A necessary input into everything from passenger airplanes to kitchen appliances, aluminum is one of the foundational industrial materials of modern society. And, as with so many other important products and materials, America’s capacity to produce primary aluminum has dwindled to a perilously low level.

This is a danger. It is also an opportunity. There is an opportunity for America to take a leading role in more cleanly produced aluminum as part of a long overdue revival of domestic manufacturing. But seizing this moment requires the US government to pursue the right incentives and investments to make domestic aluminum production commercially viable again – despite its energy intensiveness, and as aluminum demand grows over the decades ahead.

The demand for aluminum will only grow, and grow faster, as the US economy transitions to mass adoption of electric vehicles and other clean energy systems – nearly all of which require increasing amounts of aluminum.

The case for action is clear. Aluminum is critical to economic and national security due to its defense, aerospace, electricity, and transportation uses. Notable military applications include armor plates for vehicles, aircraft structural parts and components, naval vessels, space and missile components, and propellants. And in the commercial and industrial space, aluminum is the most effective option for high-voltage long distance transmission lines – therefore necessary to keep lights on and factories humming. It is three times lighter and less than a third of the price of copper.

And this just scratches the surface of aluminum’s significance.

The demand for aluminum will only grow, and grow faster, as the US economy transitions to mass adoption of electric vehicles and other clean energy systems – nearly all of which require increasing amounts of aluminum.

The US government recognizes as much. The Biden Administration deems aluminum a “strategic and critical material.” The Commerce Department labels it “essential.” The Department of Defense identifies it as “a material of interest.”

Yet despite that awareness and even as demand for aluminum climbs, US domestic production continues to drop.
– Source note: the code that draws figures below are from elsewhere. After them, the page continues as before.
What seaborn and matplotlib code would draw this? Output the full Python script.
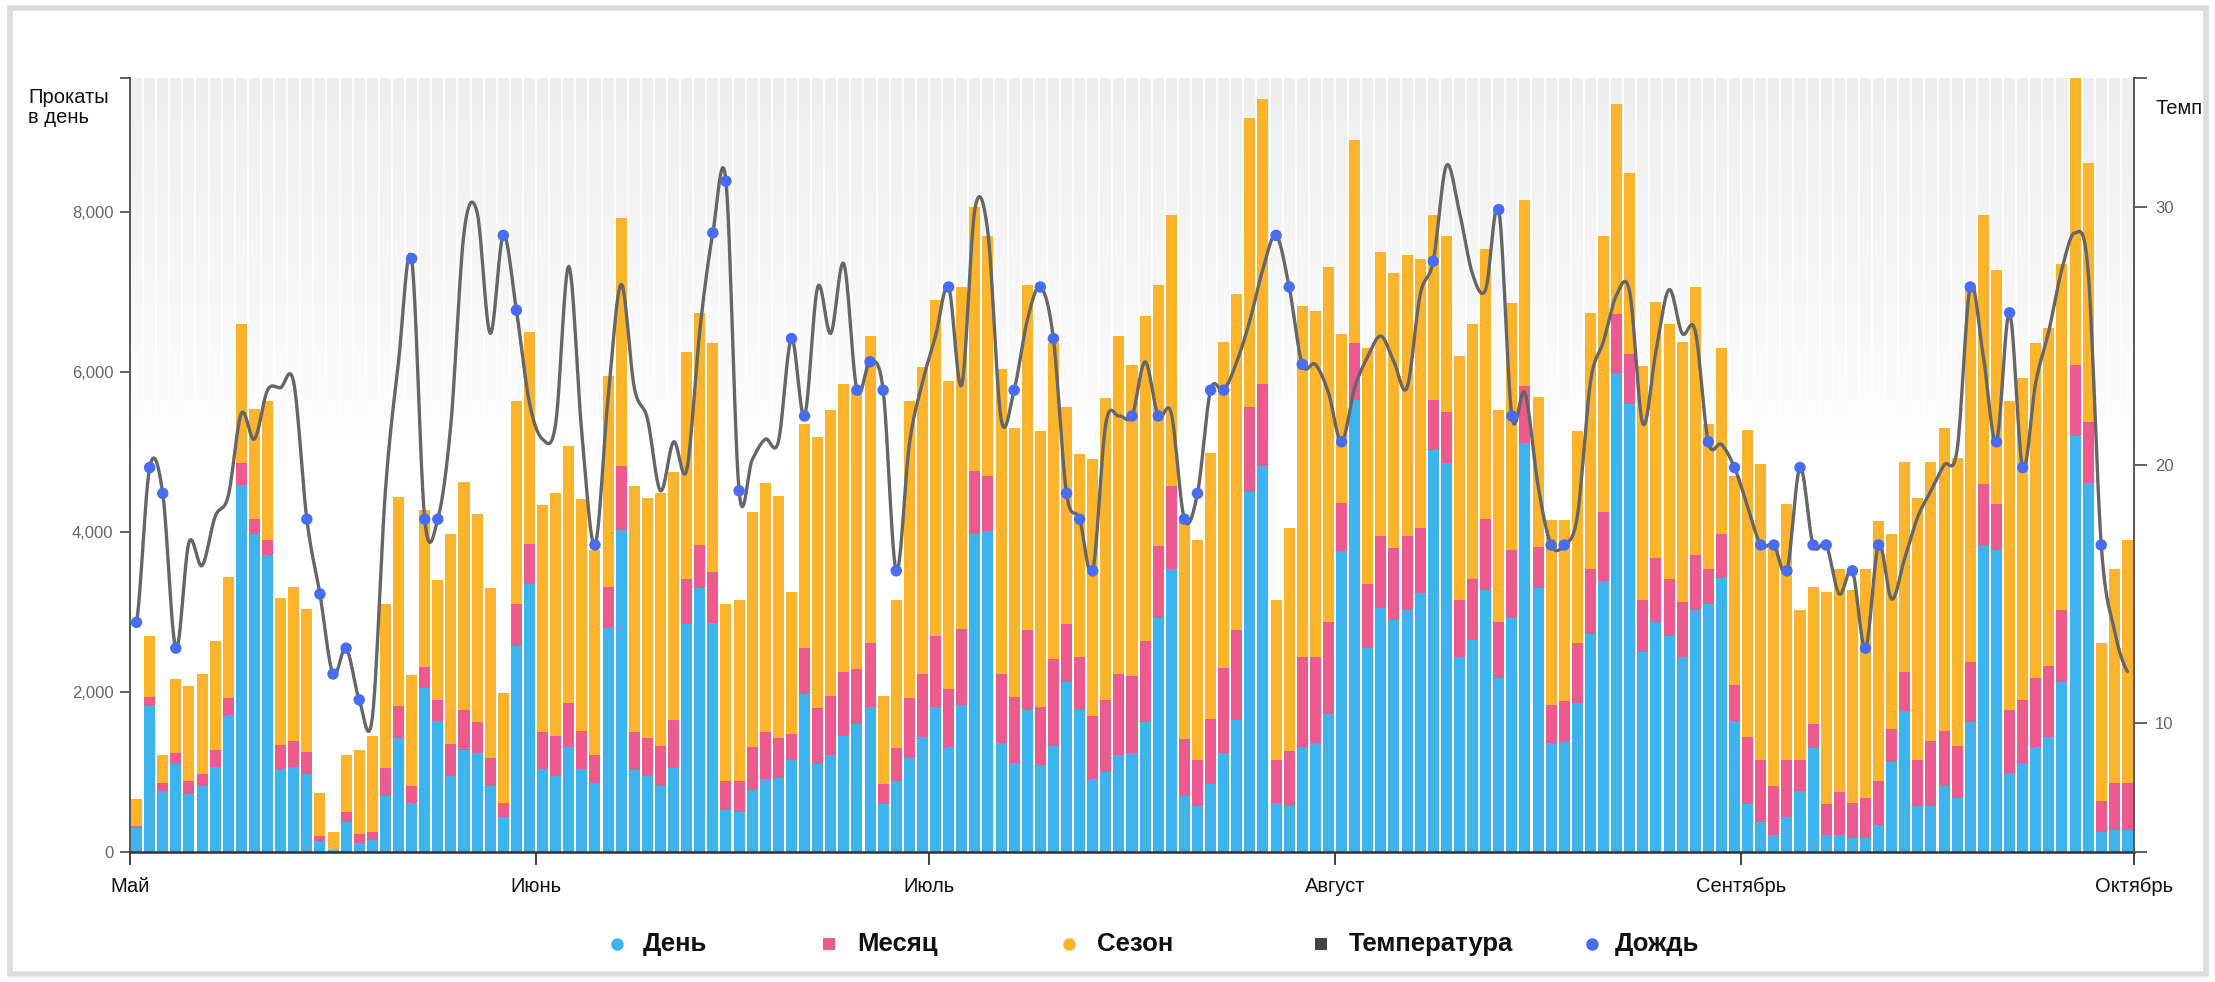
import numpy as np
import pandas as pd
import matplotlib
matplotlib.use("Agg")
import matplotlib.pyplot as plt
import seaborn as sns
from matplotlib.patches import Rectangle
from matplotlib.lines import Line2D
from matplotlib.colors import LinearSegmentedColormap

# ---------------- data ----------------
dates = pd.date_range("2012-05-01", "2012-09-30", freq="D")
month_labels = ["Май", "Июнь", "Июль", "Август", "Сентябрь", "Октябрь"]

day_rentals = [
    300, 1830, 760, 1100, 720, 830, 1065, 1710, 4590, 3970,
    3710, 1040, 1065, 975, 135, 20, 375, 115, 150, 700,
    1430, 615, 2050, 1635, 955, 1280, 1235, 825, 440, 2570,
    3345, 1040, 955, 1310, 1040, 860, 2795, 4020, 1020, 950,
    825, 1050, 2850, 3300, 2860, 525, 505, 780, 910, 925,
    1150, 1970, 1105, 1215, 1455, 1600, 1815, 600, 890, 1180,
    1440, 1815, 1310, 1840, 3970, 4010, 1360, 1115, 1775, 1085,
    1325, 2120, 1775, 910, 1000, 1215, 1235, 1620, 2925, 3540,
    700, 570, 845, 1235, 1645, 4505, 4830, 615, 570, 1310,
    1360, 1730, 3765, 5650, 2550, 3055, 2895, 3020, 3235, 5025,
    4860, 2440, 2655, 3280, 2180, 2925, 5110, 3300, 1360, 1375,
    1860, 2720, 3390, 5990, 5605, 2505, 2875, 2700, 2440, 3020,
    3105, 3430, 1635, 600, 375, 215, 440, 760, 1300, 215,
    215, 180, 180, 340, 1130, 1765, 570, 570, 825, 680,
    1620, 3830, 3775, 990, 1115, 1310, 1440, 2120, 5200, 4615,
    245, 280, 280,
]
month_rentals = [
    30, 110, 100, 140, 170, 140, 210, 210, 270, 190,
    195, 300, 320, 270, 65, 10, 130, 110, 95, 350,
    400, 210, 260, 260, 390, 500, 385, 355, 175, 535,
    500, 465, 500, 550, 475, 355, 515, 810, 485, 470,
    500, 595, 560, 540, 645, 365, 385, 530, 595, 505,
    320, 580, 690, 730, 795, 690, 800, 245, 405, 740,
    790, 885, 725, 945, 795, 690, 865, 825, 1005, 730,
    1085, 730, 665, 790, 905, 1015, 970, 1015, 905, 1035,
    710, 580, 820, 1060, 1135, 1055, 1015, 535, 690, 1130,
    1080, 1145, 595, 710, 795, 890, 905, 925, 820, 625,
    645, 710, 755, 885, 690, 850, 710, 515, 480, 510,
    755, 820, 860, 730, 625, 645, 795, 710, 690, 690,
    430, 540, 450, 840, 775, 610, 710, 390, 300, 385,
    530, 430, 500, 550, 405, 480, 580, 820, 690, 645,
    755, 775, 580, 785, 790, 870, 890, 900, 890, 765,
    390, 580, 580,
]
season_rentals = [
    330, 760, 350, 920, 1190, 1260, 1360, 1520, 1740, 1380,
    1730, 1830, 1925, 1795, 540, 215, 710, 1050, 1210, 2050,
    2610, 1390, 1970, 1500, 2625, 2840, 2600, 2120, 1375, 2530,
    2650, 2830, 3035, 3210, 2895, 2560, 2635, 3100, 3070, 3010,
    3160, 3100, 2840, 2895, 2855, 2215, 2260, 2940, 3110, 3015,
    1775, 2795, 3390, 3575, 3595, 3475, 3830, 1110, 1855, 3715,
    3830, 4195, 3850, 4275, 3295, 3000, 3810, 3360, 4310, 3450,
    3950, 2710, 2540, 3215, 3765, 4215, 3885, 4070, 3260, 3390,
    2710, 2745, 3325, 4085, 4200, 3615, 3570, 2000, 2795, 4390,
    4325, 4440, 2115, 2540, 2950, 3550, 3440, 3515, 3360, 2310,
    2195, 3055, 3195, 3375, 2650, 3090, 2335, 1875, 2310, 2270,
    2645, 3195, 3455, 2630, 2260, 2925, 3210, 3195, 3250, 3350,
    1810, 2325, 2615, 3840, 3700, 3000, 3195, 1870, 1710, 2650,
    2795, 2670, 2860, 3250, 2435, 2630, 3275, 3490, 3785, 3600,
    4680, 3355, 2925, 3860, 4020, 4180, 4225, 4325, 3585, 3230,
    1980, 2680, 3035,
]
temperature = [
    13.9, 19.9, 18.9, 12.9, 17.0, 16.1, 18.0, 18.8, 22.0, 21.0,
    22.9, 23.0, 23.2, 17.9, 15.0, 11.9, 12.9, 10.9, 10.2, 19.0,
    24.0, 28.0, 17.9, 17.9, 21.6, 29.0, 29.8, 25.1, 28.9, 26.0,
    22.4, 21.0, 21.6, 27.7, 21.2, 16.9, 22.6, 27.0, 23.0, 21.8,
    19.0, 20.9, 19.8, 25.2, 29.0, 31.0, 19.0, 20.2, 21.0, 20.9,
    24.9, 21.9, 26.9, 25.1, 27.8, 22.9, 24.0, 22.9, 15.9, 20.8,
    23.2, 25.0, 26.9, 23.1, 29.9, 29.0, 21.8, 22.9, 25.6, 26.9,
    24.9, 18.9, 17.9, 15.9, 21.6, 21.9, 21.9, 24.0, 21.9, 22.0,
    17.9, 18.9, 22.9, 22.9, 24.0, 25.6, 27.6, 28.9, 26.9, 23.9,
    23.9, 22.8, 20.9, 23.0, 24.2, 25.0, 24.0, 23.0, 26.6, 27.9,
    31.6, 29.8, 27.4, 26.8, 29.9, 21.9, 22.8, 19.2, 16.9, 16.9,
    18.0, 23.2, 24.8, 26.6, 26.7, 21.6, 24.4, 26.8, 25.1, 25.2,
    20.9, 20.8, 19.9, 18.4, 16.9, 16.9, 15.9, 19.9, 16.9, 16.9,
    15.0, 15.9, 12.9, 16.9, 14.8, 16.4, 18.0, 19.0, 20.0, 20.6,
    26.9, 24.2, 20.9, 25.9, 19.9, 23.2, 25.2, 27.6, 29.0, 27.5,
    16.9, 13.6, 12.0,
]
rain_days = [0, 1, 2, 3, 13, 14, 15, 16, 17, 21, 22, 23, 28, 29, 35, 44, 45, 46,
             50, 51, 55, 56, 57, 58, 62, 67, 69, 70, 71, 72, 73, 76, 78, 80, 81,
             82, 83, 87, 88, 89, 92, 99, 104, 105, 108, 109, 120, 122, 124, 125,
             126, 127, 128, 129, 131, 132, 133, 140, 142, 143, 144, 150]

# ---------------- styling ----------------
BLUE = "#3db4ee"
PINK = "#ec5a8e"
ORANGE = "#fbb42c"
TEMP = "#666666"
RAIN = "#4a6cf3"
W, H = 2215, 982

sns.set_theme(style="white")
plt.rcParams["font.family"] = ["Liberation Sans", "DejaVu Sans"]

n = len(day_rentals)
idx = np.arange(n)
B = np.array(day_rentals, float)
P = np.array(month_rentals, float)
S = np.array(season_rentals, float)
T = np.array(temperature, float)
total = B + P + S
ymax = total.max()

df = pd.DataFrame({"day": idx, "date": dates, "B": B, "BP": B + P, "TOT": total, "T": T})

fig = plt.figure(figsize=(W / 100, H / 100), dpi=100)
ax = fig.add_axes([130 / W, (H - 852) / H, 2004 / W, (852 - 78) / H])

# soft background gradient
grad = np.linspace(1, 0, 256).reshape(-1, 1)
cmap_bg = LinearSegmentedColormap.from_list("bg", ["#ffffff", "#ffffff", "#eeeeee"])
ax.imshow(grad, extent=[-0.5, n - 0.5, 0, ymax], aspect="auto", cmap=cmap_bg,
          origin="upper", zorder=0, vmin=0, vmax=1)
for b in idx[:-1]:
    ax.axvline(b + 0.5, color="white", lw=1.3, zorder=0.5)

bar_kw = dict(saturation=1, width=0.84, linewidth=0, errorbar=None, ax=ax, zorder=2)
sns.barplot(data=df, x="day", y="TOT", color=ORANGE, **bar_kw)
sns.barplot(data=df, x="day", y="BP", color=PINK, **bar_kw)
sns.barplot(data=df, x="day", y="B", color=BLUE, **bar_kw)

# temperature line (Catmull-Rom smoothing through daily values)
ax2 = ax.twinx()
xs, ys = [], []
steps = 12
for i in range(n - 1):
    p0 = T[i - 1] if i > 0 else T[i]
    p1, p2 = T[i], T[i + 1]
    p3 = T[i + 2] if i + 2 < n else T[i + 1]
    t = np.linspace(0, 1, steps, endpoint=False)
    y = 0.5 * (2 * p1 + (-p0 + p2) * t + (2 * p0 - 5 * p1 + 4 * p2 - p3) * t ** 2
               + (-p0 + 3 * p1 - 3 * p2 + p3) * t ** 3)
    xs.extend(i + t)
    ys.extend(y)
xs.append(n - 1)
ys.append(T[-1])
curve = pd.DataFrame({"x": xs, "y": ys})
sns.lineplot(data=curve, x="x", y="y", ax=ax2, color=TEMP, lw=2.4, sort=False,
             estimator=None, zorder=3)
rain = df.loc[rain_days]
sns.scatterplot(data=rain, x="day", y="T", ax=ax2, color=RAIN, s=68,
                edgecolor="none", zorder=4)

# axes limits & ticks
ax.set_xlim(-0.5, n - 0.5)
ax2.set_xlim(-0.5, n - 0.5)
ax.set_ylim(0, ymax)
ax2.set_ylim(5, 35)

month_pos = [-0.5]
for d in range(1, n):
    if dates[d].day == 1:
        month_pos.append(d - 0.5)
month_pos.append(n - 0.5)
ax.set_xticks(month_pos)
ax.set_xticklabels(month_labels)
ax.tick_params(axis="x", length=9, width=1.3, color="#333333", pad=9,
               labelsize=14.5, labelcolor="#111111", bottom=True)

yt = [0, 2000, 4000, 6000, 8000, ymax]
ax.set_yticks(yt)
ax.set_yticklabels([f"{v:,.0f}" for v in yt[:-1]] + [""])
ax.tick_params(axis="y", length=7, width=1.3, color="#555555", pad=5,
               labelsize=12, labelcolor="#666666", left=True)

ax2.set_yticks([5, 10, 20, 30, 35])
ax2.set_yticklabels(["", "10", "20", "30", ""])
ax2.tick_params(axis="y", length=9, width=1.3, color="#555555", pad=6,
                labelsize=12, labelcolor="#666666", right=True)
ax.set_xlabel("")
ax.set_ylabel("")
ax2.set_xlabel("")
ax2.set_ylabel("")

for a in (ax, ax2):
    a.spines["top"].set_visible(False)
ax.spines["left"].set_color("#555555")
ax.spines["left"].set_linewidth(1.4)
ax.spines["bottom"].set_color("#333333")
ax.spines["bottom"].set_linewidth(1.8)
ax.spines["right"].set_visible(False)
ax2.spines["left"].set_visible(False)
ax2.spines["bottom"].set_visible(False)
ax2.spines["right"].set_color("#555555")
ax2.spines["right"].set_linewidth(1.4)
ax.grid(False)
ax2.grid(False)

# axis titles
fig.text(28 / W, 1 - 88 / H, "Прокаты\nв день", ha="left", va="top",
         fontsize=14.5, color="#111111", linespacing=1.05)
fig.text(2155 / W, 1 - 109 / H, "Темп", ha="left", va="center",
         fontsize=14.5, color="#111111")

# legend
legend_items = [
    (617, 643, "День", BLUE, "o"),
    (829, 857, "Месяц", PINK, "s"),
    (1069, 1097, "Сезон", ORANGE, "o"),
    (1321, 1349, "Температура", "#444444", "s"),
    (1592, 1615, "Дождь", RAIN, "o"),
]
ly = 1 - 944 / H
for mx, tx, label, col, mk in legend_items:
    fig.add_artist(Line2D([mx / W], [ly], transform=fig.transFigure, marker=mk,
                          markersize=9, color=col, markeredgewidth=0, linestyle="none"))
    fig.text(tx / W, ly, label, ha="left", va="center", fontsize=18.5,
             fontweight="bold", color="#111111")

# outer frame
fig.add_artist(Rectangle((10 / W, 8 / H), (2206 - 10) / W, (974 - 8) / H,
                         transform=fig.transFigure, fill=False,
                         edgecolor="#dcdcdc", linewidth=4))

fig.savefig("out.png", dpi=100)
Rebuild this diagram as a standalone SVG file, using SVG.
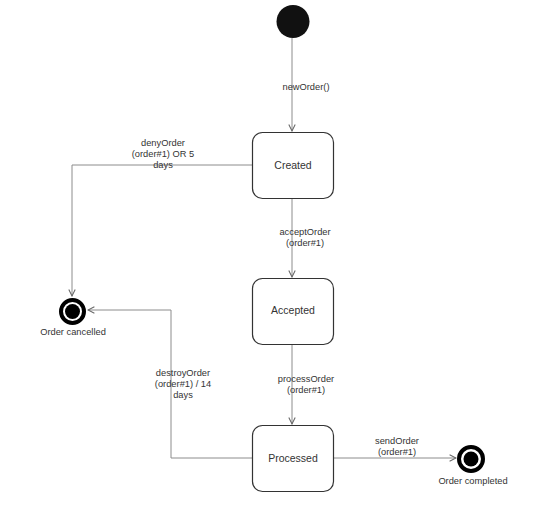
<svg xmlns="http://www.w3.org/2000/svg" width="558" height="524" viewBox="0 0 558 524">
<style>
.state{fill:#fff;stroke:#333;stroke-width:1.2}
.name{font-family:"Liberation Sans",Arial,sans-serif;font-size:10.5px;fill:#333;text-anchor:middle}
.lbl{font-family:"Liberation Sans",Arial,sans-serif;font-size:9.3px;fill:#333;text-anchor:middle}
.edge{fill:none;stroke:#8c8c8c;stroke-width:1}
.ring{fill:#fff;stroke:#000;stroke-width:4}
</style>
<defs>
<marker id="arr" viewBox="0 0 10 10" refX="9" refY="5" markerWidth="8" markerHeight="8" markerUnits="userSpaceOnUse" orient="auto">
<path d="M1,1 L9,5 L1,9" fill="none" stroke="#666" stroke-width="1.3"/>
</marker>
</defs>
<rect width="558" height="524" fill="#fff"/>
<g id="connectors">
<path class="edge" d="M292,38 V131" marker-end="url(#arr)"/>
<text class="lbl" x="306" y="90">newOrder()</text>
<path class="edge" d="M252,165 H72 V296" marker-end="url(#arr)"/>
<text class="lbl" x="163" y="146">denyOrder</text>
<text class="lbl" x="163" y="157">(order#1) OR 5</text>
<text class="lbl" x="163" y="168">days</text>
<path class="edge" d="M292,198 V277" marker-end="url(#arr)"/>
<text class="lbl" x="305" y="235">acceptOrder</text>
<text class="lbl" x="305" y="246">(order#1)</text>
<path class="edge" d="M292,344 V424" marker-end="url(#arr)"/>
<text class="lbl" x="306" y="382">processOrder</text>
<text class="lbl" x="306" y="393">(order#1)</text>
<path class="edge" d="M252,458 H171 V310 H88" marker-end="url(#arr)"/>
<text class="lbl" x="183" y="376">destroyOrder</text>
<text class="lbl" x="183" y="387">(order#1) / 14</text>
<text class="lbl" x="183" y="398">days</text>
<path class="edge" d="M334,458 H456" marker-end="url(#arr)"/>
<text class="lbl" x="397" y="444">sendOrder</text>
<text class="lbl" x="397" y="455">(order#1)</text>
</g>
<g id="start">
<circle cx="293" cy="21.5" r="16.5" fill="#111"/>
</g>
<g id="created">
<rect class="state" x="252.5" y="132.5" width="81" height="66" rx="10"/>
<text class="name" x="293" y="169">Created</text>
</g>
<g id="accepted">
<rect class="state" x="252.5" y="278.5" width="81" height="66" rx="10"/>
<text class="name" x="293" y="314">Accepted</text>
</g>
<g id="processed">
<rect class="state" x="252.5" y="425.5" width="81" height="66" rx="10"/>
<text class="name" x="293" y="462">Processed</text>
</g>
<g id="cancelled">
<circle class="ring" cx="72.5" cy="311.5" r="11.5"/>
<circle cx="72.5" cy="311.5" r="7.5" fill="#000"/>
<text class="lbl" x="73" y="335">Order cancelled</text>
</g>
<g id="completed">
<circle class="ring" cx="471" cy="459" r="12"/>
<circle cx="471" cy="459" r="7.5" fill="#000"/>
<text class="lbl" x="473" y="484">Order completed</text>
</g>
</svg>
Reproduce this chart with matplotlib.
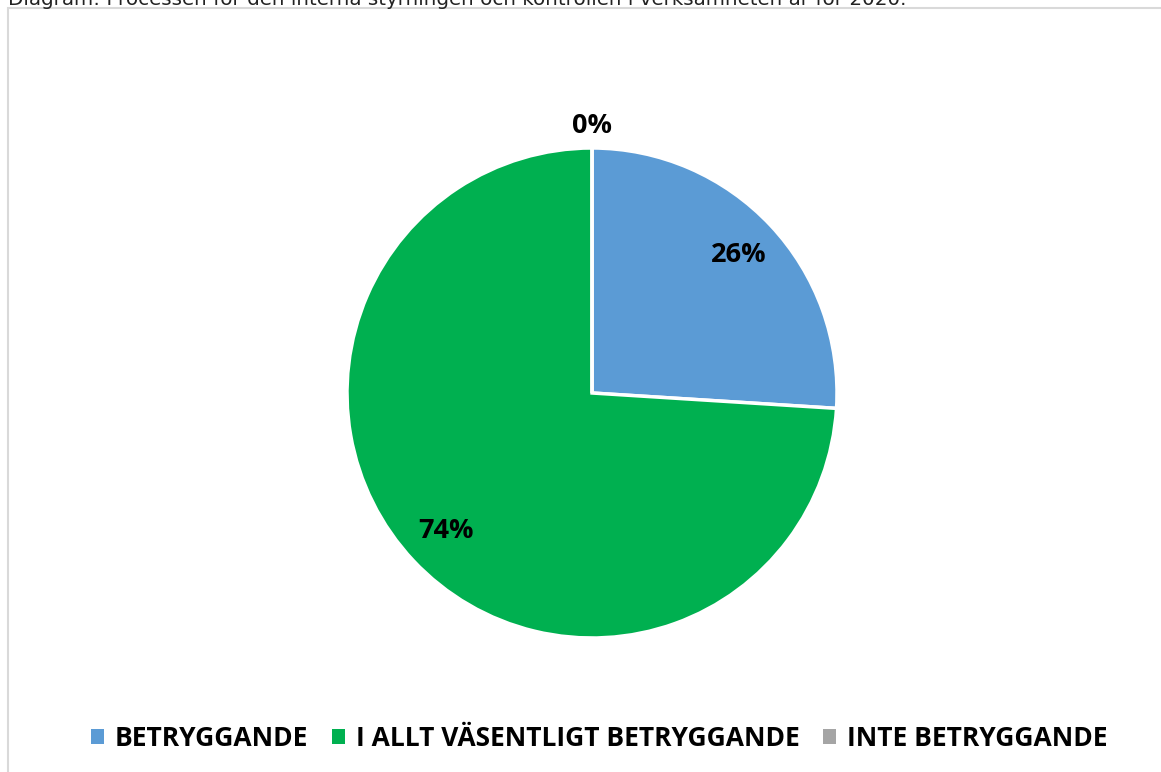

Predatory Chinese trading practices were a major factor in reducing the US primary aluminum industry from nearly 40 smelters in the early 1990s – when the US led the world in primary production – to seven at the start of 2020. That number has dropped even further over the past three years to five after the closing of the Century Hawesville facility in Kentucky, which was the primary source of high-grade aluminum to the US military. Now the Middle East and China are the major producers of high-purity aluminum.

The main obstacle to a US aluminum resurgence is the cost of energy. The amount of electricity to produce aluminum exceeds that for any other comparable materials. And the price of electricity across the country spiked after the Russian invasion of Ukraine and remains high. Energy costs were the main factor leading to the Kentucky plant’s closure. Last year there was a serious effort – involving state and local governments, unions, and private equity– to reopen a primary production facility in Intalco, Washington, which closed in 2020.  But the deal floundered, in large part because it lacked a long-term electricity contract with the Pacific Northwest’s main utility.